Conclusion on Bad Faith and Liability
The court further evaluated whether the directors' actions could be interpreted as being taken in bad faith, which could also support a claim of demand futility. It noted that merely alleging that the directors acted in a manner that appeared defensive or detrimental to shareholders did not automatically imply bad faith. The court required Gottlieb to demonstrate that the actions were so egregious that they could only be explained by bad faith. However, it found that the decision to reject the buyout offer could be rationally connected to the directors' ongoing commitment to a turnaround strategy for the company.

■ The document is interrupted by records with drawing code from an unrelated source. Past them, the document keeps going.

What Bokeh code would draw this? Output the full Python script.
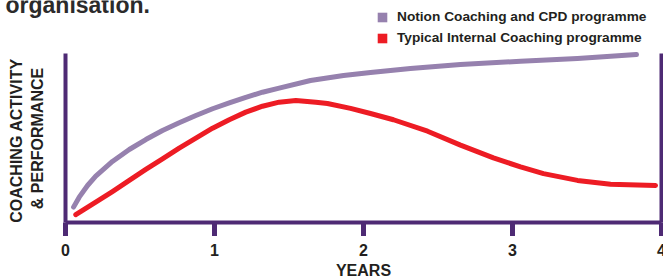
from bokeh.plotting import figure
from bokeh.models import Range1d, Legend, LegendItem
from bokeh.embed import file_html
from bokeh.resources import INLINE
from bokeh.core.properties import value

# ---- data ----
years_notion = [0.054, 0.092, 0.148, 0.203, 0.315, 0.428, 0.539, 0.651, 0.763,
                0.875, 0.987, 1.099, 1.210, 1.322, 1.434, 1.644, 1.866, 2.047,
                2.315, 2.651, 3.054, 3.436, 3.832]
perf_notion = [9.1, 15.0, 21.9, 27.4, 36.1, 43.2, 49.1, 54.4, 59.0,
               63.3, 67.3, 70.8, 74.1, 77.1, 79.5, 84.0, 87.0, 88.8,
               91.1, 93.5, 95.4, 97.1, 99.4]

years_typical = [0.069, 0.203, 0.315, 0.428, 0.539, 0.651, 0.763, 0.875, 0.987,
                 1.099, 1.210, 1.322, 1.434, 1.546, 1.680, 1.758, 1.913, 2.047,
                 2.201, 2.430, 2.651, 2.872, 3.054, 3.208, 3.436, 3.658, 3.960]
perf_typical = [4.6, 12.0, 18.3, 24.9, 31.4, 37.7, 44.0, 49.9, 55.8,
                60.8, 65.3, 68.8, 71.2, 72.2, 71.2, 70.4, 67.5, 64.5,
                60.8, 54.0, 45.8, 38.2, 32.9, 28.9, 24.9, 22.6, 21.9]

year_ticks = [0, 1, 2, 3, 4]
year_labels = ["0", "1", "2", "3", "4"]
series_names = ["Notion Coaching and CPD programme", "Typical Internal Coaching programme"]
series_colors = ["#9681AE", "#ED1C24"]
x_title = "YEARS"
y_title_lines = ["COACHING ACTIVITY", "& PERFORMANCE"]
heading = "organisation."

AXIS = "#4E2A74"
TEXT = "#231F20"
FONT = "Liberation Sans"

W, H = 663, 280
# pixel scale of the axes (149 px per year, 1.69 px per performance unit)
PX_X, PX_Y = 149.0, 1.69
x0 = -65 / PX_X            # left canvas edge in years
y1 = 222 / PX_Y            # top canvas edge in performance units

p = figure(width=W, height=H, output_backend="svg", toolbar_location=None,
           x_range=Range1d(x0, x0 + W / PX_X), y_range=Range1d(y1 - H / PX_Y, y1),
           min_border=0, min_border_left=0, min_border_right=0,
           min_border_top=0, min_border_bottom=0,
           x_axis_location=None, y_axis_location=None,
           outline_line_color=None,
           background_fill_color="white", border_fill_color="white")
p.grid.visible = False

ymin, ymax = 0, 100
xmin, xmax = year_ticks[0], year_ticks[-1]
tick_len = 13.5 / PX_Y

# axis frame: bottom line, left and right lines
p.segment(x0=[xmin, xmin, xmax], y0=[ymin, ymin, ymin],
          x1=[xmax, xmin, xmax], y1=[ymin, ymax, ymax],
          line_color=AXIS, line_width=4, line_cap="butt")
# ticks
p.segment(x0=year_ticks, y0=[ymin] * len(year_ticks),
          x1=year_ticks, y1=[ymin - tick_len] * len(year_ticks),
          line_color=AXIS, line_width=5, line_cap="butt")
# tick labels
p.text(x=year_ticks, y=[ymin - 12.6] * len(year_ticks), text=year_labels,
       text_align="center", text_baseline="top", text_font=value(FONT),
       text_font_size="16px", text_font_style="bold", text_color=TEXT)
# x title
p.text(x=[(xmin + xmax) / 2], y=[ymin - 23.6], text=[x_title],
       text_align="center", text_baseline="top", text_font=value(FONT),
       text_font_size="16px", text_font_style="bold", text_color=TEXT)

# y title (two rotated lines)
p.text(x=[-0.332, -0.1846], y=[48.5, 49.7], text=y_title_lines, angle=90,
       angle_units="deg", text_align="center", text_baseline="middle",
       text_font=value(FONT), text_font_size="16px", text_font_style="bold",
       text_color=TEXT)

# heading fragment at the top
p.text(x=[-0.4027], y=[128.7], text=[heading], text_align="left",
       text_baseline="alphabetic", text_font=value(FONT), text_font_size="23px",
       text_font_style="bold", text_color="#2B2B2B")

# lines
p.line(years_notion, perf_notion, line_color=series_colors[0], line_width=5,
       line_cap="round", line_join="round")
p.line(years_typical, perf_typical, line_color=series_colors[1], line_width=5,
       line_cap="round", line_join="round")

# legend keys (filled squares)
nan = float("nan")
k1 = p.quad(left=[nan], right=[nan], bottom=[nan], top=[nan],
            fill_color=series_colors[0], line_color=None)
k2 = p.quad(left=[nan], right=[nan], bottom=[nan], top=[nan],
            fill_color=series_colors[1], line_color=None)
leg = Legend(items=[LegendItem(label=series_names[0], renderers=[k1]),
                    LegendItem(label=series_names[1], renderers=[k2])],
             location=(376, 235), orientation="vertical",
             glyph_width=12, glyph_height=12, label_height=13, label_width=10,
             spacing=6, padding=0, margin=0, label_standoff=9,
             label_text_font=FONT, label_text_font_size="13.7px",
             label_text_font_style="bold", label_text_color=TEXT,
             background_fill_alpha=0, border_line_color=None)
p.add_layout(leg, "center")

open("out.html", "w").write(file_html(p, INLINE))
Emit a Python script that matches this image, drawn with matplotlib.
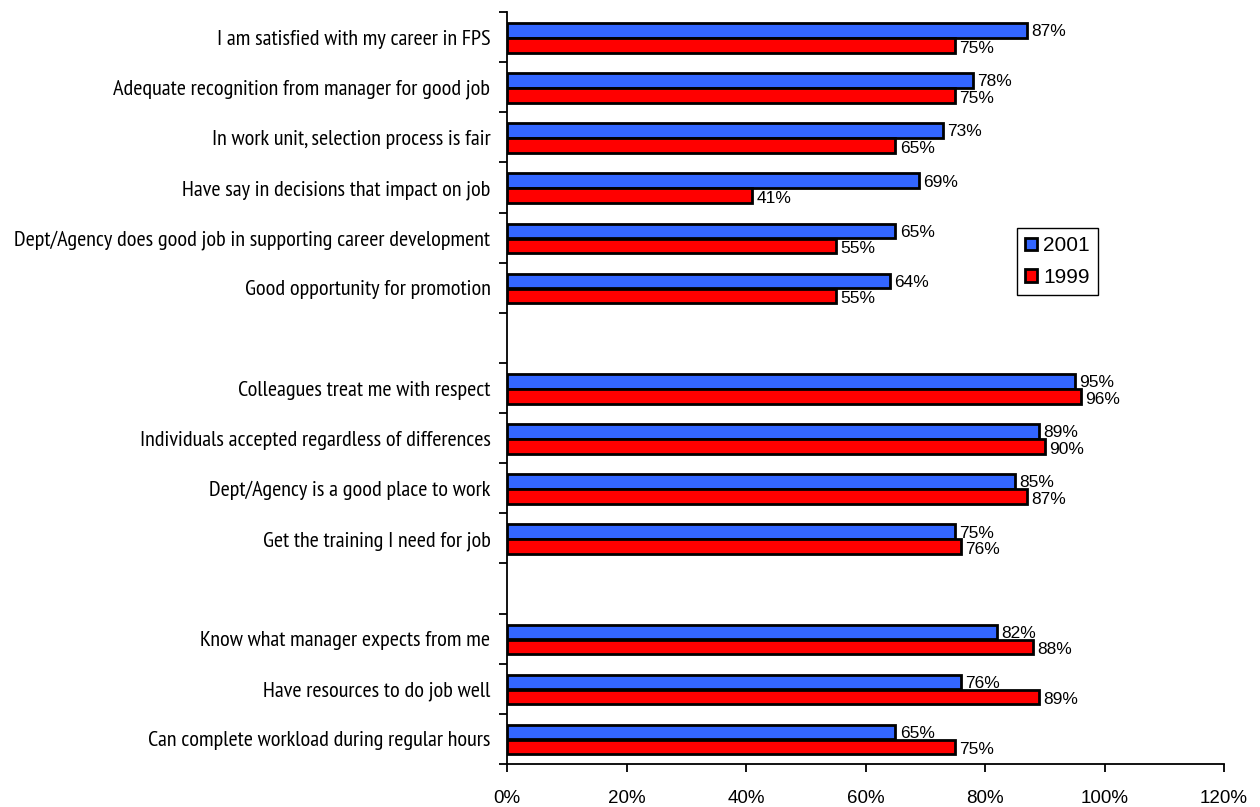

The court reasoned that even if the directors had defensive motives, such actions could still align with a legitimate business purpose, thereby undermining the assertion of bad faith. Consequently, the court ruled that Gottlieb failed to meet the burden of proof necessary to establish that the directors faced a substantial likelihood of liability due to bad faith actions.
Final Ruling
In summary, the court granted the motion to dismiss the complaint in its entirety, concluding that Gottlieb failed to demonstrate that a demand on the Board would have been futile under Delaware law. The ruling emphasized the importance of particularized factual allegations in demonstrating directors' potential conflicts of interest and the capacity to exercise independent judgment. By not meeting this burden, Gottlieb's derivative claims could not proceed. The court's decision reaffirmed the stringent requirements for establishing demand futility, highlighting the necessity of a detailed inquiry into the individual circumstances of the directors involved. Ultimately, the court's ruling underscored the importance of adhering to procedural standards in derivative actions within the context of corporate governance.